Vamos enfocar um pouco a entrada de recursos externos. Cita-se no país o caso da China, que recebeu investimentos externos de US$ 35 bilhões em 1993. Estaríamos felizes se a entrada de recursos no Brasil imitasse a China pois lá trata-se de investimento de risco, na abertura de fábricas e em infra-estrutura.
Recentemente assisti a um par de conferências do Dwight Perkins, um dos principais especialistas ocidentais sobre a China e atual diretor do Instituto de Harvard para o Desenvolvimento (HIID). Como o Perkins explica, esse fenomenal fluxo deve-se, em sua grande parte, aos investimentos diretos que a comunidade de ex-chineses de Hong-Kong, Taiwan, Singapura e costa leste americana está fazendo na China. Não se vê no horizonte um processo semelhante de investimento externo, nessa escala, para o Brasil.
O BC brasileiro informa oficialmente que a captação de recursos externos do país registrou um influxo de US$ 17,8 bilhões em 1992, sendo que desse total só US$ 1,3 bilhão foi de investimento direto (líquido). Em 1993, a captação externa foi de US$ 32,7 bilhões; dos quais só US$ 877 milhões em investimentos. De janeiro a agosto de 1994, o fluxo de capitais foi de US$ 27,0 bilhões, sendo US$ 1,6 bilhão de investimento direto.
A média de investimento direto no país em 1993-94 ainda está abaixo do valor real dessas inversões no fim dos anos 70. E isso por duas razões: uma, o risco de instabilidade macroeconômica ainda existe e, segundo, o Brasil ainda não voltou a crescer para valer (quando então os investimentos voltarão).
Por outro lado, a conta corrente não merece um choque. A conta corrente, isto é, a soma do saldo comercial com a conta de serviços e as transferências unilaterais, foi negativa em US$ 637 milhões em 1993 e, provavelmente, deve apresentar um pequeno saldo em 1994.

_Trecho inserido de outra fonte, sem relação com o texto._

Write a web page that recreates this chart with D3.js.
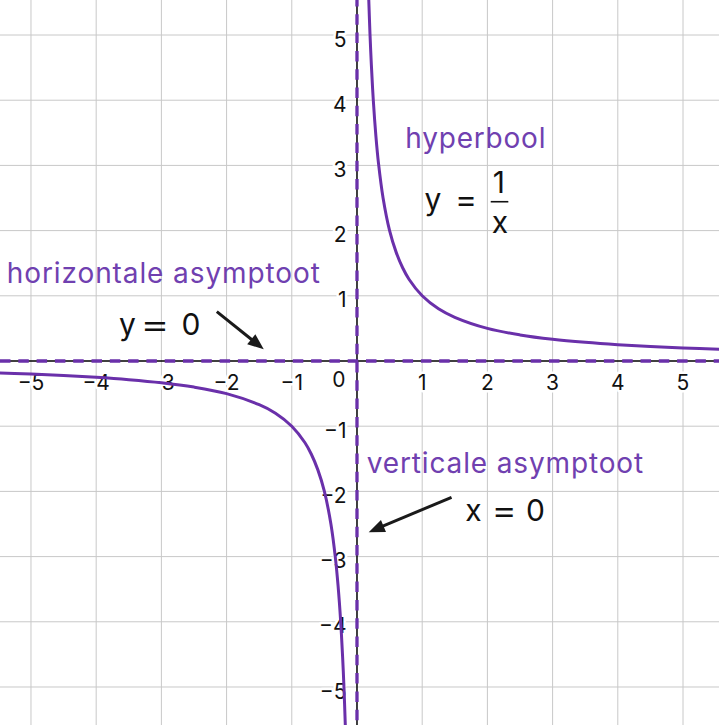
<!DOCTYPE html>
<html>
<head>
<meta charset="utf-8">
<script src="https://cdn.jsdelivr.net/npm/d3@7"></script>
<style>
  html, body { margin: 0; padding: 0; background: #fff; }
  svg { display: block; }
</style>
</head>
<body>
<svg id="chart" width="719" height="725"></svg>
<script>
// ---- data ----
const xTicks = [-5, -4, -3, -2, -1, 1, 2, 3, 4, 5];
const yTicks = [-5, -4, -3, -2, -1, 1, 2, 3, 4, 5];
const xTickLabels = ["−5", "−4", "−3", "−2", "−1", "1", "2", "3", "4", "5"];
const yTickLabels = ["−5", "−4", "−3", "−2", "−1", "1", "2", "3", "4", "5"];

// right branch of the hyperbola
const posX = [0.18, 0.2, 0.22, 0.25, 0.29, 0.33, 0.4, 0.5, 0.6, 0.7, 0.8, 1, 1.25, 1.5, 2, 2.5, 3, 3.5, 4, 4.5, 5, 5.6];
const posY = [5.56, 5.0, 4.55, 4.0, 3.45, 3.03, 2.5, 2.0, 1.67, 1.43, 1.25, 1.0, 0.8, 0.67, 0.5, 0.4, 0.333, 0.286, 0.25, 0.222, 0.2, 0.179];
// left branch
const negX = [-5.6, -5, -4.5, -4, -3.5, -3, -2.5, -2, -1.5, -1.25, -1, -0.8, -0.7, -0.6, -0.5, -0.4, -0.33, -0.29, -0.25, -0.22, -0.2, -0.178];
const negY = [-0.179, -0.2, -0.222, -0.25, -0.286, -0.333, -0.4, -0.5, -0.67, -0.8, -1.0, -1.25, -1.43, -1.67, -2.0, -2.5, -3.03, -3.45, -4.0, -4.55, -5.0, -5.62];

// annotations (data coordinates)
const labelTexts = ["horizontale asymptoot", "hyperbool", "verticale asymptoot"];
const labelX = [-5.37, 0.74, 0.149];
const labelY = [1.196, 3.262, -1.72];
const labelW = [4.8, 2.15, 4.24];
const arrowFrom = [[-2.15, 0.758], [1.45, -2.09]];
const arrowTo = [[-1.43, 0.18], [0.18, -2.625]];

// ---- drawing ----
const W = 719, H = 725;
const purple = "#6a30aa";
const textPurple = "#7040b0";
const svg = d3.select("#chart");
const x = d3.scaleLinear().domain([-5.475, 5.552]).range([0, W]);
const y = d3.scaleLinear().domain([5.537, -5.583]).range([0, H]);
const u = x(1) - x(0);

// grid
const grid = svg.append("g").attr("stroke", "#c8c8c8").attr("stroke-width", 1);
grid.selectAll("line.v").data(xTicks).join("line")
  .attr("x1", d => x(d)).attr("x2", d => x(d)).attr("y1", 0).attr("y2", H);
grid.selectAll("line.h").data(yTicks).join("line")
  .attr("y1", d => y(d)).attr("y2", d => y(d)).attr("x1", 0).attr("x2", W);

// axes (black thin lines)
svg.append("line").attr("x1", 0).attr("x2", W).attr("y1", y(0)).attr("y2", y(0))
  .attr("stroke", "#000").attr("stroke-width", 1.5);
svg.append("line").attr("x1", x(0)).attr("x2", x(0)).attr("y1", 0).attr("y2", H)
  .attr("stroke", "#000").attr("stroke-width", 1.5);

// tick labels
const tickFont = "Inter, Roboto, sans-serif";
const tl = svg.append("g").attr("font-family", tickFont).attr("font-size", 21).attr("fill", "#111")
  .attr("stroke", "#fff").attr("stroke-width", 5).attr("paint-order", "stroke").attr("stroke-linejoin", "round");
tl.selectAll("text.x").data(xTicks).join("text")
  .attr("x", d => x(d)).attr("y", y(0) + 29).attr("text-anchor", "middle")
  .text((d, i) => xTickLabels[i]);
tl.selectAll("text.y").data(yTicks).join("text")
  .attr("x", x(0) - 10.5).attr("y", d => y(d) + 11.6).attr("text-anchor", "end")
  .text((d, i) => yTickLabels[i]);
tl.append("text").attr("x", x(0) - 11.5).attr("y", y(0) + 26).attr("text-anchor", "end").text("0");

// hyperbola
const line = d3.line().x(d => x(d[0])).y(d => y(d[1])).curve(d3.curveCatmullRom.alpha(0.5));
const gc = svg.append("g").attr("fill", "none").attr("stroke", purple).attr("stroke-width", 3);
gc.append("path").attr("d", line(posX.map((v, i) => [v, posY[i]])));
gc.append("path").attr("d", line(negX.map((v, i) => [v, negY[i]])));

// asymptotes (dashed)
const ga = svg.append("g").attr("stroke", purple).attr("stroke-width", 3.3).attr("stroke-dasharray", "10.5,7.8");
ga.append("line").attr("x1", 0).attr("x2", W).attr("y1", y(0)).attr("y2", y(0)).attr("stroke-dashoffset", 0);
ga.append("line").attr("x1", x(0)).attr("x2", x(0)).attr("y1", 0).attr("y2", H).attr("stroke-dashoffset", 4);

// purple labels
svg.append("g").attr("font-family", tickFont).attr("font-size", 28).attr("fill", textPurple)
  .selectAll("text").data(labelTexts).join("text")
  .attr("x", (d, i) => x(labelX[i])).attr("y", (d, i) => y(labelY[i]))
  .attr("textLength", (d, i) => labelW[i] * u).attr("lengthAdjust", "spacing")
  .text(d => d);

// equations
const eq = svg.append("g").attr("fill", "#111").attr("font-family", tickFont).attr("font-size", 30);
function eqPart(txt, cx, by) {
  return eq.append("text").attr("x", x(cx)).attr("y", y(by)).attr("text-anchor", "middle").text(txt);
}
function eqEquals(cx, by, w) {
  return eq.append("text").attr("x", x(cx) - w * u / 2).attr("y", y(by))
    .attr("textLength", w * u).attr("lengthAdjust", "spacingAndGlyphs").text("=");
}
// y = 0
eqPart("y", -3.52, 0.399);
eqEquals(-3.098, 0.399, 0.46);
eqPart("0", -2.546, 0.399);
// x = 0
eqPart("x", 1.787, -2.454);
eqEquals(2.258, -2.454, 0.39);
eqPart("0", 2.738, -2.454);
// y = 1/x
eqPart("y", 1.166, 2.316);
eqEquals(1.672, 2.316, 0.34);
eqPart("1", 2.175, 2.572);
eqPart("x", 2.193, 1.959);
eq.append("line").attr("x1", x(2.051)).attr("x2", x(2.321)).attr("y1", y(2.443)).attr("y2", y(2.443))
  .attr("stroke", "#111").attr("stroke-width", 1.6);

// arrows
const ar = svg.append("g");
arrowFrom.forEach((f, i) => {
  const t = arrowTo[i];
  const x1 = x(f[0]), y1 = y(f[1]), x2 = x(t[0]), y2 = y(t[1]);
  const ang = Math.atan2(y2 - y1, x2 - x1);
  const L = 16, Wd = 6.5;
  const bx = x2 - L * Math.cos(ang), by = y2 - L * Math.sin(ang);
  ar.append("line").attr("x1", x1).attr("y1", y1).attr("x2", bx + 2 * Math.cos(ang)).attr("y2", by + 2 * Math.sin(ang))
    .attr("stroke", "#1a1a1a").attr("stroke-width", 3);
  const p = [[x2, y2],
    [bx + Wd * Math.sin(ang), by - Wd * Math.cos(ang)],
    [bx - Wd * Math.sin(ang), by + Wd * Math.cos(ang)]];
  ar.append("polygon").attr("points", p.map(q => q.join(",")).join(" ")).attr("fill", "#1a1a1a");
});
</script>
</body>
</html>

Quando um país tem diante de si um aumento da oferta de poupança externa, o correto é absorver uma parte dos recursos deixando a conta corrente ficar negativa. No caso brasileiro, uma meta prudente seria diminuir o saldo comercial para algo como US$ 6/7 bilhões por ano.
Essa meta não é difícil de alcançar. Bastaria a demanda interna crescer um pouco mais e liberalizar as importações que o saldo comercial tenderia rapidinho para valores como os mencionados.

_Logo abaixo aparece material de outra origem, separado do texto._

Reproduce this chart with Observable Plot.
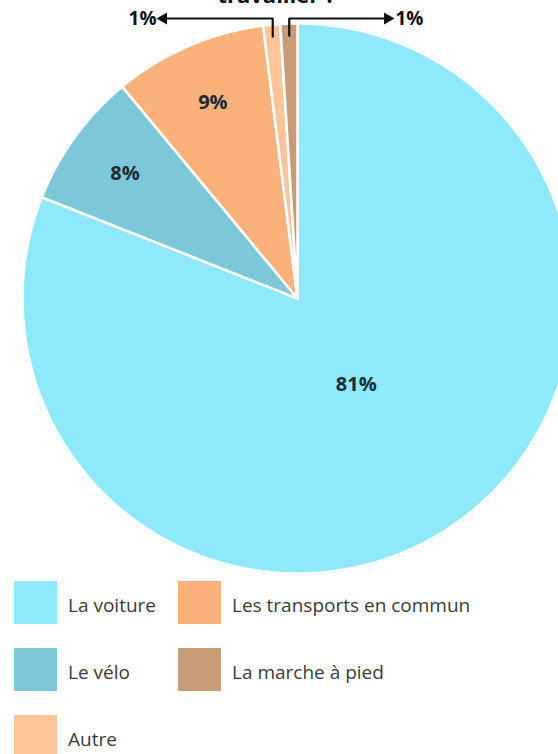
<!DOCTYPE html>
<html><head><meta charset="utf-8">
<script src="https://cdn.jsdelivr.net/npm/d3@7"></script>
<script src="https://cdn.jsdelivr.net/npm/@observablehq/plot@0.6"></script>
<style>
body{margin:0;background:#fff;font-family:"Open Sans",sans-serif;overflow:hidden;}
#chart svg{display:block;}
#legend{display:grid;grid-template-columns:164px auto;row-gap:24px;padding-left:14px;margin-top:3px;}
.item{display:flex;align-items:center;height:43px;}
.sw{width:43px;height:43px;flex:none;}
.lb{margin-left:11px;font-size:19px;color:#3a3a3a;margin-top:4px;}
</style></head><body>
<div id="chart"></div>
<div id="legend"></div>
<script>
// ---- data ----
const categories = ["La voiture", "Le vélo", "Les transports en commun", "Autre", "La marche à pied"];
const values = [81, 8, 9, 1, 1];
const colors = ["#8ee9fa", "#7dc8d8", "#fbb27a", "#fdc597", "#c99c78"];
const legendOrder = ["La voiture", "Les transports en commun", "Le vélo", "La marche à pied", "Autre"];
const title = "travailler ?";

// ---- layout ----
const W = 558, H = 578, cx = 297, cy = 298, R = 275;
const table = categories.map((c, i) => ({cat: c, value: values[i], color: colors[i]}));
const arcs = d3.pie().sort(null).value(d => d.value)(table);
const px = (a, r) => cx + r * Math.sin(a);
const py = (a, r) => cy - r * Math.cos(a);

const points = [];
arcs.forEach(a => {
  points.push({cat: a.data.cat, x: cx, y: cy});
  const n = Math.max(2, Math.ceil((a.endAngle - a.startAngle) / 0.008));
  for (let k = 0; k <= n; k++) {
    const t = a.startAngle + (a.endAngle - a.startAngle) * k / n;
    points.push({cat: a.data.cat, x: px(t, R), y: py(t, R)});
  }
});

const mid = a => (a.startAngle + a.endAngle) / 2;
const big = arcs.filter(a => a.data.value >= 3);
const small = arcs.filter(a => a.data.value < 3);
const inLabels = big.map(a => {
  const r = a.data.value > 50 ? 0.38 * R : 0.775 * R;
  return {x: px(mid(a), r), y: py(mid(a), r), text: a.data.value + "%"};
});

// elbow callouts for the tiny slices
const yTop = 18, leftEnd = 160, rightEnd = 390;
const callLines = [], callHeads = [], textLeft = [], textRight = [];
small.forEach((a, i) => {
  const left = i === 0;
  const r0 = R - 12;
  const x0 = px(mid(a), r0), y0 = py(mid(a), r0);
  const xe = left ? leftEnd : rightEnd;
  callLines.push({id: i, x: x0, y: y0}, {id: i, x: x0, y: yTop}, {id: i, x: xe + (left ? 4 : -4), y: yTop});
  callHeads.push({x: xe + (left ? 3 : -3), y: yTop, rot: left ? -90 : 90});
  (left ? textLeft : textRight).push({x: left ? xe - 4 : xe + 5, y: yTop, text: a.data.value + "%"});
});

const chart = Plot.plot({
  width: W, height: H, margin: 0,
  x: {domain: [0, W], range: [0, W], axis: null},
  y: {domain: [0, H], range: [0, H], axis: null},
  color: {domain: categories, range: colors, legend: false},
  style: {fontFamily: "Open Sans", background: "white", overflow: "visible"},
  marks: [
    Plot.line(points, {x: "x", y: "y", z: "cat", fill: "cat", stroke: "white", strokeWidth: 2.5, strokeLinejoin: "round", curve: "linear-closed"}),
    Plot.text(inLabels, {x: "x", y: "y", text: "text", fontSize: 20, fontWeight: "bold", fill: "#1c2a36"}),
    Plot.line(callLines, {x: "x", y: "y", z: "id", stroke: "#111", strokeWidth: 2.2, strokeLinejoin: "miter"}),
    Plot.dot(callHeads, {x: "x", y: "y", symbol: "triangle", r: 4.5, fill: "#111", stroke: null, rotate: "rot"}),
    Plot.text(textLeft, {x: "x", y: "y", text: "text", textAnchor: "end", fontSize: 19, fontWeight: "bold", fill: "#111"}),
    Plot.text(textRight, {x: "x", y: "y", text: "text", textAnchor: "start", fontSize: 19, fontWeight: "bold", fill: "#111"}),
    Plot.text([title], {x: [276], y: [2], text: d => d, lineAnchor: "bottom", fontSize: 22, fontWeight: "bold", fill: "#111"})
  ]
});
document.getElementById("chart").appendChild(chart);

// ---- legend ----
const leg = document.getElementById("legend");
legendOrder.forEach(name => {
  const i = categories.indexOf(name);
  const it = document.createElement("div");
  it.className = "item";
  const sw = document.createElement("div");
  sw.className = "sw";
  sw.style.background = colors[i];
  const lb = document.createElement("div");
  lb.className = "lb";
  lb.textContent = name;
  it.appendChild(sw); it.appendChild(lb);
  leg.appendChild(it);
});
</script>
</body></html>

No entanto, está se optando pela alternativa mais problemática: a de apreciar o câmbio, junto com liberalização das importações. Na maioria das vezes, quando isso ocorre, o processo acaba sendo abortado, ou parando a liberalização, ou desvalorizando o câmbio (ou as duas).

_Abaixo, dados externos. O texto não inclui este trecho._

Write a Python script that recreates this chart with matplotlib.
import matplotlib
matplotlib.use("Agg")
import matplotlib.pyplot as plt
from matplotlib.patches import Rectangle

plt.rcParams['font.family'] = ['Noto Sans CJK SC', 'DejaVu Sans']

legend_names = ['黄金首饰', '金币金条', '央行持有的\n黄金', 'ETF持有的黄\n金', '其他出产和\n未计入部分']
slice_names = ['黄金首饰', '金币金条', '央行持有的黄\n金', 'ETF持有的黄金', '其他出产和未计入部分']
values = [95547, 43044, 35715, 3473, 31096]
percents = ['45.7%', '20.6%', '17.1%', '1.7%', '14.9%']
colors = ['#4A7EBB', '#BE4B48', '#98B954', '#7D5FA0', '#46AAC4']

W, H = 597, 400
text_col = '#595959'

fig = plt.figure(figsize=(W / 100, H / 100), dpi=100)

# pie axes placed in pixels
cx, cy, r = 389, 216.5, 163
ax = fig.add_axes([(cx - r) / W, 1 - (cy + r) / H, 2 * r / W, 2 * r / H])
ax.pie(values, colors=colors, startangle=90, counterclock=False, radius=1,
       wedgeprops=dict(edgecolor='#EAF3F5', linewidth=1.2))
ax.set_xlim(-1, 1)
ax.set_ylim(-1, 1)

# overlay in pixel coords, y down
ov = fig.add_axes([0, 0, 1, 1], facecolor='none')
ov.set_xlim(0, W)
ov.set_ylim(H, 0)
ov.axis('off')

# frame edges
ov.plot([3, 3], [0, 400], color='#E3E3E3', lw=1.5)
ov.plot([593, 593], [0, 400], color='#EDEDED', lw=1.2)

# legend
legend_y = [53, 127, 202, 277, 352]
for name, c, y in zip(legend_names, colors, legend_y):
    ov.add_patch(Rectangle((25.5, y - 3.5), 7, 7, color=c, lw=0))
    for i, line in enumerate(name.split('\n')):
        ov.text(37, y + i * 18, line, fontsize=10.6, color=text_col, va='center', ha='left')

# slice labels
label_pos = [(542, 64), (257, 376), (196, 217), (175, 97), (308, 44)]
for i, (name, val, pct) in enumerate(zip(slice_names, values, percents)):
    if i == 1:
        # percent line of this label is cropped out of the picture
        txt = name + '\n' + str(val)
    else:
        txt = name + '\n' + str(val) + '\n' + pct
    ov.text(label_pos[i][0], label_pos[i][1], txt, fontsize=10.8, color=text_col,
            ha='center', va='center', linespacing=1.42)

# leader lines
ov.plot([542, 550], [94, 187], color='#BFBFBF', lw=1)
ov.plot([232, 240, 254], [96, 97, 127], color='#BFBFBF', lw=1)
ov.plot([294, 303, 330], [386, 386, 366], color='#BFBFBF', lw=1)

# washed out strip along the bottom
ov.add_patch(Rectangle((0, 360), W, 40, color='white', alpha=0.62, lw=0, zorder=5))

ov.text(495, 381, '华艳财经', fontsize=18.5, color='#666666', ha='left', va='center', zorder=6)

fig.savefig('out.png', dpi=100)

Um dos argumentos que motiva o governo a manter a taxa de câmbio apreciada (ainda que venha a permitir sua flutuação em uma banda, basicamente procuraria manter a atual taxa real) relaciona-se com o suposto papel da "âncora cambial". Pensa-se, erradamente, que o papel da âncora cambial é conter a elevação dos preços pela via direta do comércio exterior.
Mas o que os modelos dinâmicos de hiperinflação mostram é que o único papel teoricamente sólido e conceitualmente justificado em modelos analíticos é o de conferir previsibilidade à política monetária. Quando esse elemento não está presente, esqueça-se a discussão da "âncora". Tenho trabalhado nessa temática junto com Jeffrey Sachs e esse é um dos resultados importantes a que chegamos.
Concluindo essas considerações, a combinação de política de juros com a política cambial está mal equacionada. Não vale a pena levar parte da indústria nacional a uma situação de "corner" para, depois que passar a euforia dos fluxos especulativos, ficar com a conta na mão.
PS. A indicação de Pedro Malan e de Pérsio Arida para conduzir a política econômica de 1995 é boa. Os dois são economistas dignos e pessoas de bem. Mas segue também um alerta: em 1986, errou-se por não se ter controle do lado monetário. Pode-se desculpar o Cruzado por ignorância. Contudo, errar outra vez com o Real, vai ser por teimosia.

ÁLVARO A. ZINI JR., 41, é professor da Faculdade de Economia e Administração (FEA) da USP e autor do livro "Taxa de Câmbio e Política Cambial no Brasil" (Editora da USP). Atualmente, é professor visitante na Universidade de Harvard (EUA).